FMC shifts contract filings to Internet system
- By Margret Johnston
- Aug 15, 1999
The Federal Maritime Commission has decided to eliminate a dial-up system that carriers have used for the past five years to file service contracts and change to an Internet-based system that will enable them to use off-the-shelf software to file their contracts in standard word processing formats.
The FMC announced the decision to move to the Internet-based Service Contract Filing System (Servcon) in a notice published in late July in the Federal Register.
Under the rule, the agency will complete the transition from the Automated Tariff Filing and Information system to the new Internet system by Oct. 1, at which point it will discontinue ATFI.
Every time a carrier signs a deal to transport goods for a shipper, it must file that contract with the FMC. A preliminary estimate by the FMC shows that carriers stand to save $2.5 million over the next five years as a result of the change to Internet filing.
Additionally, the new Internet-based application, developed by Prospect Technologies Inc., is expected to reduce the amount of paperwork and to make it possible to manage the increasing number of service contracts.
The number of contracts has increased exponentially in the past two years, rising from about 8,000 in May and June 1997 to about 25,000 for the same months this year, said Theodore Zook, deputy director of the FMC's Bureau of Tariffs, Certification and Licensing.
The terms of the Ocean Shipping Reform Act of 1998 (OSRA), which took effect in May, are one reason for the increase in the number of contracts, Zook said.
The service contracts include key information such as the rates, ports and the commodity being shipped.
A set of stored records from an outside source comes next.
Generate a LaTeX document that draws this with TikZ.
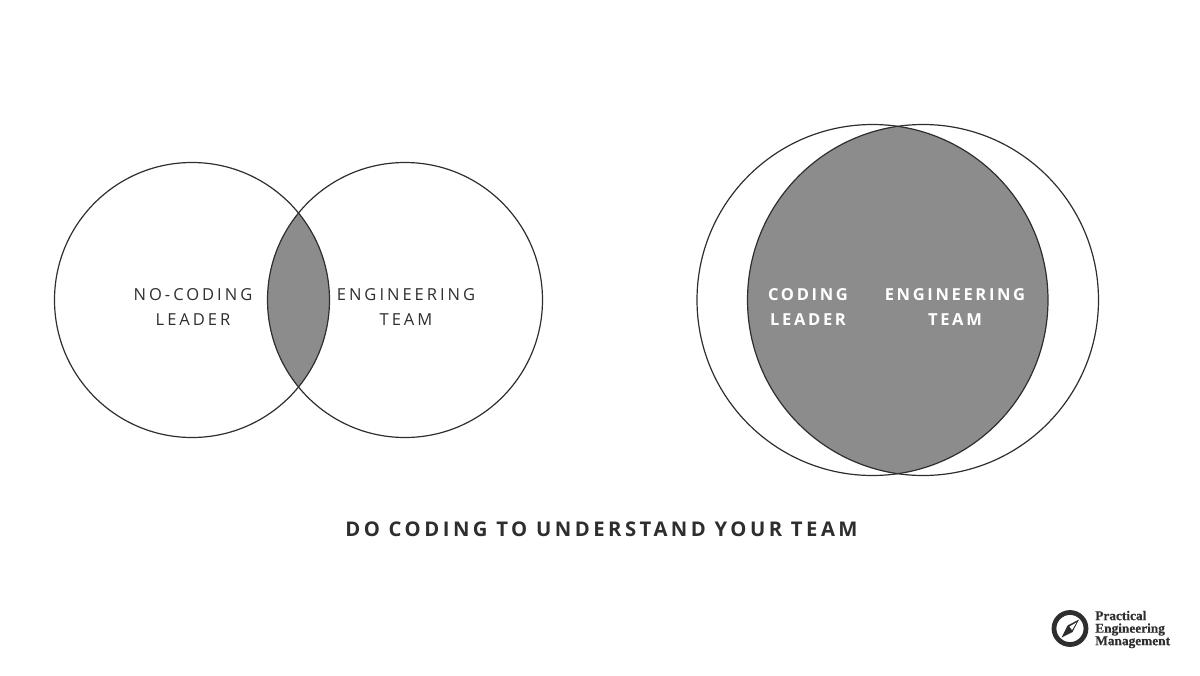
\documentclass[tikz,border=0pt]{standalone}
\usepackage{fontspec}
\setmainfont{Open Sans}
\newfontfamily\labelfont[LetterSpace=18]{Open Sans}
\newfontfamily\titlefont[LetterSpace=17.2]{Open Sans}
\newfontfamily\whitefont[LetterSpace=16]{Open Sans}
\newfontfamily\brandfont[FakeBold=0.6]{Liberation Serif Bold}
\usepackage{xcolor}
\definecolor{lensgray}{HTML}{8C8C8C}
\definecolor{inkgray}{HTML}{2E2E2E}
\tikzset{
  venn/.style={draw=inkgray,line width=0.9pt},
  label/.style={font=\labelfont\fontsize{12.4}{18.75}\selectfont,align=center,text=inkgray,inner sep=0pt},
  whitelabel/.style={label,text=white,font=\whitefont\bfseries\fontsize{12.4}{18.75}\selectfont},
}
\begin{document}
\begin{tikzpicture}[x=0.75pt,y=-0.75pt]
      \useasboundingbox (0,0) rectangle (1200,675);
      \def\rsmall{137.5}
      \def\rbig{175.5}

      % left pair
      \begin{scope}
        \clip (192,300) circle (\rsmall);
        \fill[lensgray] (405,300) circle (\rsmall);
      \end{scope}
      \draw[venn] (192,300) circle (\rsmall);
      \draw[venn] (405,300) circle (\rsmall);

      % right pair
      \begin{scope}
        \clip (872.5,300) circle (\rbig);
        \fill[lensgray] (923,300) circle (\rbig);
      \end{scope}
      \draw[venn] (872.5,300) circle (\rbig);
      \draw[venn] (923,300) circle (\rbig);

      \node[label] (nocoding) at (193,307) {NO-CODING\\LEADER};
      \node[label] (engleft) at (406,307) {ENGINEERING\\TEAM};
      \node[whitelabel] (coding) at (808,307) {CODING\\LEADER};
      \node[whitelabel] (engright) at (955,307) {ENGINEERING\\TEAM};

      \node[inner sep=0pt,text=inkgray,font=\titlefont\bfseries\fontsize{15.2}{20}\selectfont] (title) at (601.5,529) {DO CODING TO UNDERSTAND YOUR TEAM};

      % logo
      \draw[inkgray,line width=3.6pt] (1070,628.5) circle (16);
      \fill[inkgray] (1079,619.5) -- (1072.5,632) -- (1061.5,637.5) -- (1067.5,625.5) -- cycle;
      \fill[white] (1076.5,622.5) -- (1072,630) -- (1069.5,626.5) -- cycle;
      \node[inner sep=0pt,anchor=west,align=left,text=inkgray,font=\brandfont\fontsize{10}{9.4}\selectfont] (brand) at (1095,629.5) {Practical\\Engineering\\Management};
\end{tikzpicture}
\end{document}
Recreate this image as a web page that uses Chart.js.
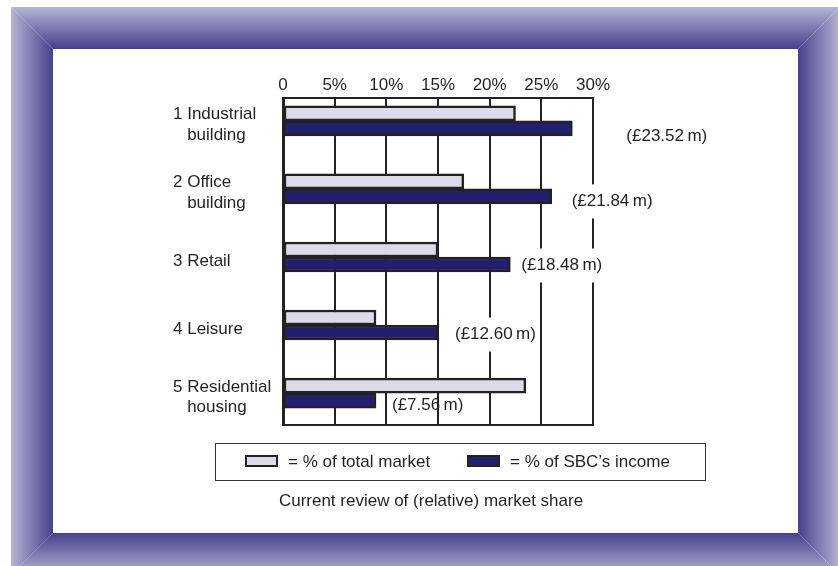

The AFTI stored the information in a massive database, to which all shippers had access, but the database did not identify the shippers.
The filing requirements changed under OSRA, and carriers now submit their service contracts in electronic form over the Internet and publish the essential terms of the contract, including rates paid, at their own World Wide Web sites.
The job of dealing with the mountain of paper was compounded by the commission's shrinking staff, Zook said. Even before OSRA was passed, the commission was aware that it had to do something about the amount of paper, but the law became the catalyst driving the change, he said.
When the FMC decided to change systems, it initially proposed modifying the AFTI system, but shippers opposed that and urged the commission to develop an Internet-based system that would be as simple as ordering merchandise from a catalog. The chief concern was maintaining the confidentiality of the shippers.
Bill Lewis, president and chief executive officer of Prospect Technologies, said Servcon uses "some of the latest and most tested and tried" security methods, including many of the same technologies used by the Defense Department. In addition, Servcon information that moves over the Internet is protected by the latest encryption technology.
"It was a requirement of the law that we be able to do this in a secure manner," Lewis said, adding that Prospect Technologies' chief technologist, Chris Williams, gained much of his expertise during nine years at the National Security Agency.
Because of the higher security, users must have Netscape Communication Corp.'s Navigator 3.0 or higher or Microsoft Corp.'s Internet Explorer 4.0 or higher, Lewis said.
The new system, which carriers can access by going to the FMC Web site (www.fmc.gov), is easier to learn than ATFI, Lewis said. Carriers can learn Servcon by following a simple tutorial that is available at the site and takes the user through the filing process step by step.
The system also confirms that a service contract has been filed and builds a database of statistics that can help FMC determine what commodities are moving where and when.
The solution, which has been nominated for a Hammer Award, represents a quantum leap in efficiency and cost of maintenance, Lewis said, adding that it also shows that the commission is attempting to make as much use as possible of the Internet.